You can see for yourself: the film screens in the Sydney Film Festival this
coming weekend (June 10 & 11) and will be released nationally later.
It is nothing unusual in Cannes to change mental gears as rapidly as coming out
of the darkened cinema into the Mediterranean sunshine, so it was fitting that
my next appointment was with esteemed Spanish actress Carmen Maura, one of the
stars of Pedro Almodovar’s Competition entry, Volver. Maura and the rest of the
female cast, led by Penelope Cruz, shared the Best Actress Award for their
superb work in this film about women, characters closely resembling Almodovar’s
mother and her family circle. It was the first film she has made for Almodovar
in 17 years, after being his pet actress in many of his films in the 80s.
Maura, with sunglasses perched on her head, brown hair in a characteristic bob,
small, busy hands and a personable manner, relishes the reunion. She loves her
popularity, too, but guards her privacy. “I love that people love me,” she says
with an endearing accent, “because in real life it’s very difficult to make
people happy.”
Volver didn’t win the Palme d’Or (it went to Ken Loach for The Wind That Shakes
the Barley), but at least Almodovar won the award for Best Screenplay.
The complex, engaging story that makes Volver resonate so strongly contains a
secret that is revealed only at the end; suffice to say, it has to do with sex.

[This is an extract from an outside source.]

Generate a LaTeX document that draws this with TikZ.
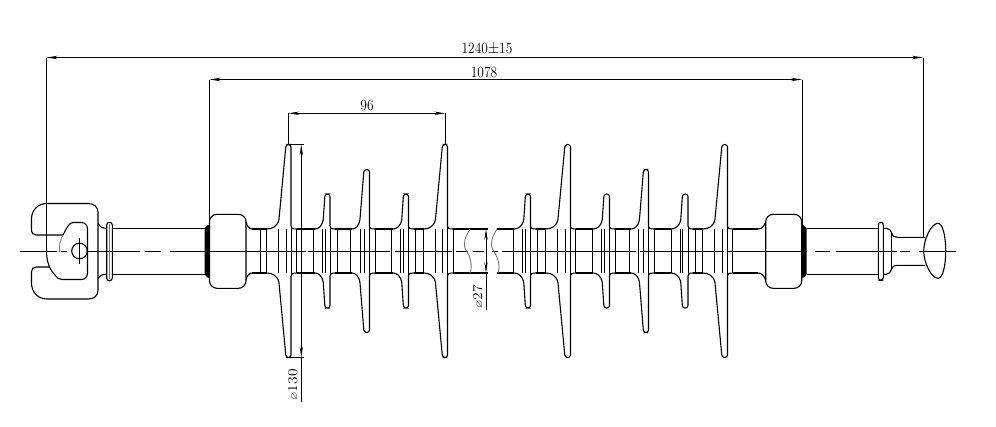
\documentclass[tikz,border=0pt]{standalone}
\usepackage{amsmath,amsthm,amssymb}
\usepackage{tikz}
\usetikzlibrary{arrows.meta}

\tikzset{
  part/.style={draw=black,line width=1.1pt},
  core line/.style={draw=black,line width=0.75pt},
  thin part/.style={draw=black!55,line width=0.9pt},
  axis/.style={draw=black,line width=0.9pt},
  dim/.style={draw=black,line width=0.95pt},
  dim both/.style={dim,{Stealth[length=11pt,width=3.4pt]}-{Stealth[length=11pt,width=3.4pt]}},
  dim text/.style={inner sep=0pt,font=\fontsize{13.5}{14}\selectfont,yscale=1.15},
}

% one shed, both halves: left x, right x, tip, fillet start, fillet end, knee inset
\newcommand{\shed}[6]{
  \foreach \s in {1,-1} {
    \begin{scope}[shift={(0,251)},yscale=\s]
      \path[part] (#4,-22) .. controls ({#4+0.4*(#1-#6-#4)},-22) and ({#1-#6-1},-24.5) .. ({#1-#6},-32)
        [rounded corners=2.6pt] -- (#1,#3) -- (#2,#3) [sharp corners] -- (#2,-25)
        .. controls (#2,-23) and ({#2+1},-22) .. (#5,-22);
      \path[core line] (#2,-25) -- (#2,0);
      \path[core line] (#1,-22) -- (#1,0);
    \end{scope}
  }
}

\begin{document}
\begin{tikzpicture}[x=1pt,y=-1pt]
\useasboundingbox (0,0) rectangle (996,426);

% centre line
\foreach \a/\b in {20/57,60.5/66.5,87/140,145/161,170/306,308/390,395/452,456/468,473/484,492/498,502/636,640/724,728/807,815/830,836/897,900/910,919/956}
  \path[axis] (\a,251) -- (\b,251);

% sheds
\shed{286}{291}{-106.5}{267}{297}{7}
\shed{325}{330}{-57}{315}{335}{1.7}
\shed{364}{369.5}{-81.5}{352}{375}{4}
\shed{403.5}{408.5}{-57}{393}{414}{1.7}
\shed{442.5}{447.5}{-106.5}{424}{453}{7}
\shed{525.5}{530.5}{-57}{514}{536}{1.7}
\shed{565}{570.5}{-106.5}{546}{576}{7}
\shed{604}{609.5}{-57}{593}{615}{1.7}
\shed{643.5}{648.5}{-81.5}{631}{654}{4}
\shed{682.5}{688}{-57}{671}{693}{1.7}
\shed{722}{727.5}{-106.5}{703}{733}{7}

% core
\foreach \a/\b in {252/267,297/315,335/352,375/393,414/424,453/488,497/514,536/546,576/593,615/631,654/671,693/703,733/758} {
  \path[part] (\a,229) -- (\b,229);
  \path[part] (\a,273) -- (\b,273);
}
\foreach \x in {260,266,278.3,296.3,313.3,322.3,337.3,350.3,360,375.3,391.3,400,415,423.3,435.7,453.3,513.3,522.3,537.3,545.3,557.3,575.3,592.3,601,615.7,629.3,638.3,654,671.7,680,695.3,702.3,714.3,732.3}
  \path[core line] (\x,229) -- (\x,273);

% break
\path[thin part] (470,229) .. controls (466,236) and (462,243) .. (466,250) .. controls (470,256) and (473,265) .. (470,273);
\path[thin part] (497,229) .. controls (493,236) and (489,243) .. (493,250) .. controls (497,256) and (501,265) .. (498,273);

% clevis end
\path[part] (63,235) -- (36,235) .. controls (33,235) and (31.5,233) .. (31.5,229) -- (31.5,219)
  .. controls (31.5,210) and (38,203.5) .. (47,203.5) -- (88,203.5)
  .. controls (94,203.5) and (98,207) .. (98,212) -- (98,290)
  .. controls (98,296) and (94,299) .. (88,299) -- (47,299)
  .. controls (38,299) and (31.5,292) .. (31.5,283) -- (31.5,272)
  .. controls (31.5,269) and (33,267) .. (36,267) -- (49,267);
\path[part] (46.5,251) .. controls (46.5,262) and (50,270) .. (55,275)
  .. controls (57,278) and (59,279.5) .. (62,279.5) -- (81,279.5)
  .. controls (85,279.5) and (87.5,277) .. (87.5,273) -- (87.5,229)
  .. controls (87.5,225) and (85,222.5) .. (81,222.5) -- (73,222.5)
  .. controls (69,222.5) and (66,229) .. (63,235);
\path[thin part] (63,235) .. controls (60,240) and (59.3,246) .. (59.3,252);
\node[shape=circle,draw=black,line width=1.1pt,minimum size=15.6pt,inner sep=0pt] (pin) at (79.5,251) {};
\path[axis] (79.5,238) -- (79.5,264);
\path[part] (98,223) .. controls (100,227) and (102,228.3) .. (106.7,228.3);
\path[part] (98,279) .. controls (100,275) and (102,274.3) .. (106.7,274.3);
\path[part,rounded corners=2.6pt] (106.7,222.3) rectangle (112.3,280.7);
\path[thin part] (109.5,224) -- (109.5,279);
\path[part] (112.3,228.3) -- (205,228.3);
\path[part] (112.3,274.3) -- (205,274.3);

% left crimp and bulge
\fill[black] (204.5,228.3) -- (208,225) -- (209.8,225) -- (209.8,278) -- (208,278) -- (204.5,274.3) -- cycle;
\path[part,rounded corners=7.5pt] (209.5,214.3) rectangle (246,288.3);
\path[part] (246,222) .. controls (247,226) and (249,229) .. (252,229);
\path[part] (246,280) .. controls (247,276) and (249,273) .. (252,273);

% right crimp and bulge
\path[part] (758,229) .. controls (762,229) and (764,226) .. (765.7,222);
\path[part] (758,273) .. controls (762,273) and (764,276) .. (765.7,280);
\path[part,rounded corners=7.5pt] (765.7,214.3) rectangle (801.7,288.3);
\fill[black] (801.5,225) -- (803,225) -- (806.7,228.3) -- (806.7,274.3) -- (803,278) -- (801.5,278) -- cycle;
\path[part] (806.7,228.3) -- (878.3,228.3);
\path[part] (806.7,274.3) -- (878.3,274.3);

% ball end
\path[part,rounded corners=2.6pt] (878.3,222.3) rectangle (883.3,280.2);
\path[part] (883.3,228.3) -- (886,228.3) .. controls (889,228.3) and (891,230) .. (891.7,233)
  .. controls (892,236) and (894,237.3) .. (897,237.3) -- (925,237.3);
\path[part] (883.3,274.3) -- (886,274.3) .. controls (889,274.3) and (891,272) .. (891.7,269)
  .. controls (892,266.5) and (894,265.3) .. (897,265.3) -- (925,265.3);
\path[core line] (891.7,233) -- (891.7,269);
\path[part] (923.7,251) .. controls (923.7,240) and (931,223.3) .. (938,223.3)
  .. controls (943,223.3) and (945.7,237) .. (945.7,251)
  .. controls (945.7,265) and (943,278.3) .. (938,278.3)
  .. controls (931,278.3) and (923.7,262) .. (923.7,251) -- cycle;

% dimensions
\coordinate (L1) at (46.5,57.5);
\coordinate (L2) at (923,57.5);
\coordinate (L1end) at (46.5,251);
\coordinate (L2end) at (923,237.3);
\coordinate (M1) at (209.5,79.5);
\coordinate (M2) at (802,79.5);
\coordinate (M1end) at (209.5,226);
\coordinate (M2end) at (802,226);
\coordinate (S1) at (288.3,113.3);
\coordinate (S2) at (445.3,113.3);
\coordinate (S1end) at (288.3,144.5);
\coordinate (S2end) at (445.3,144.5);
\coordinate (Da) at (301.3,144.5);
\coordinate (Db) at (301.3,357.5);
\coordinate (Dc) at (301.3,401.5);
\coordinate (Dal) at (288,144.5);
\coordinate (Dar) at (304,144.5);
\coordinate (Dbl) at (286,357.5);
\coordinate (Dbr) at (304,357.5);
\coordinate (Ca) at (486,229);
\coordinate (Cb) at (486,273);
\coordinate (Cc) at (486,310);
\coordinate (Cbl) at (470,273);
\coordinate (Cbr) at (488,273);

\draw[dim both] (L1) -- (L2);
\draw[dim both] (M1) -- (M2);
\draw[dim both] (S1) -- (S2);
\draw[dim both] (Da) -- (Db);
\draw[dim both] (Ca) -- (Cb);
\path[dim] (L1) edge (L1end) (L2) edge (L2end);
\path[dim] (M1) edge (M1end) (M2) edge (M2end);
\path[dim] (S1) edge (S1end) (S2) edge (S2end);
\path[dim] (Db) edge (Dc) (Cb) edge (Cc);
\path[dim] (Dal) edge (Dar) (Dbl) edge (Dbr);
\path[dim] (Cbl) edge (Cbr);

\node[dim text] (len) at (487,49) {1240$\pm$15};
\node[dim text] (arc) at (484,72) {1078};
\node[dim text] (pitch) at (367,105) {96};
\node[dim text,rotate=90] (shedd) at (293,385) {$\scriptstyle\varnothing$130};
\node[dim text,rotate=90] (cored) at (478,297) {$\scriptstyle\varnothing$27};
\end{tikzpicture}
\end{document}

But sex is very much less hidden in films like Shortbus, a veritable porn movie
dressed in arthouse credentials that generated wry smiles and quite some praise
from critics and audiences, largely because it was all done in such a joyous,
unaffected manner by John Cameron Mitchell, which had a special midnight
screening (out of Competition).
"greeted by more boos than applause"
Sex, or rather the absence of it between newly wed Louis XVI and Marie
Antoinette, also played a central part in Sofia Coppola’s lavish film (in
Competition) that was greeted by more boos than applause at its media screening
on the morning of its gala presentation. At the press conference afterwards,
flanked by her stars Kirsten Dunst and Jason Schwartzman who plays the oddball
young King, Coppola was a bit taken aback by the news of booing, but hoped “some
people will like my film.” When asked what she thought about the French
Revolution (which breaks out at the end of the film) she said, “I wasn’t making
a movie about the French Revolution; I was making a movie about Marie
Antoinette.”
It seems the young French Queen of Austrian descent had become an object of
fascination for Coppola. “She was a symbol of decadence to me, before I started
the research and then I became fascinated by her journey from a 14 year old in
Austria to the throne of France…”
With its promise of an ‘audacious’ approach to the biopic, the film disappoints
for its languidity and lack of tension, a mix of moods that never reconcile
themselves and the sheer vacuum that is Jason Schwartzman in this role. But
Dunst is sparkling and the film looks ravishingly beautiful.
"most talked about"
The two most talked about films in the increasingly important Un Certain
Regard section were Rolf de Heer’s Ten Canoes (winner of the Jury Prize) and
Hungarian filmmaker György Pálfi’s extraordinary Taxidermia, a film that defies
labels, genres, categories and even description. Some people spent half the film
with their eyes closed to avoid the confronting, graphic material, but the
craftsmanship and imagination are beyond question. The media kit for the film at
Cannes is arguably the most powerful and memorable, comprising what looks like a
slab of raw meat cling-wrapped in a Styrofoam platter as if it had just come off
a supermarket chiller shelf.
Screening (out of Competition) towards the end of the Festival, United 93
carries quite a punch, too. A dramatic, meticulously researched, real time
re-enactment of the last 90 odd minutes of the fourth plane that was hijacked on
September 11, 2001, it is the film that has the full support of the relatives of
all those killed – except those of the four terrorists who were responsible.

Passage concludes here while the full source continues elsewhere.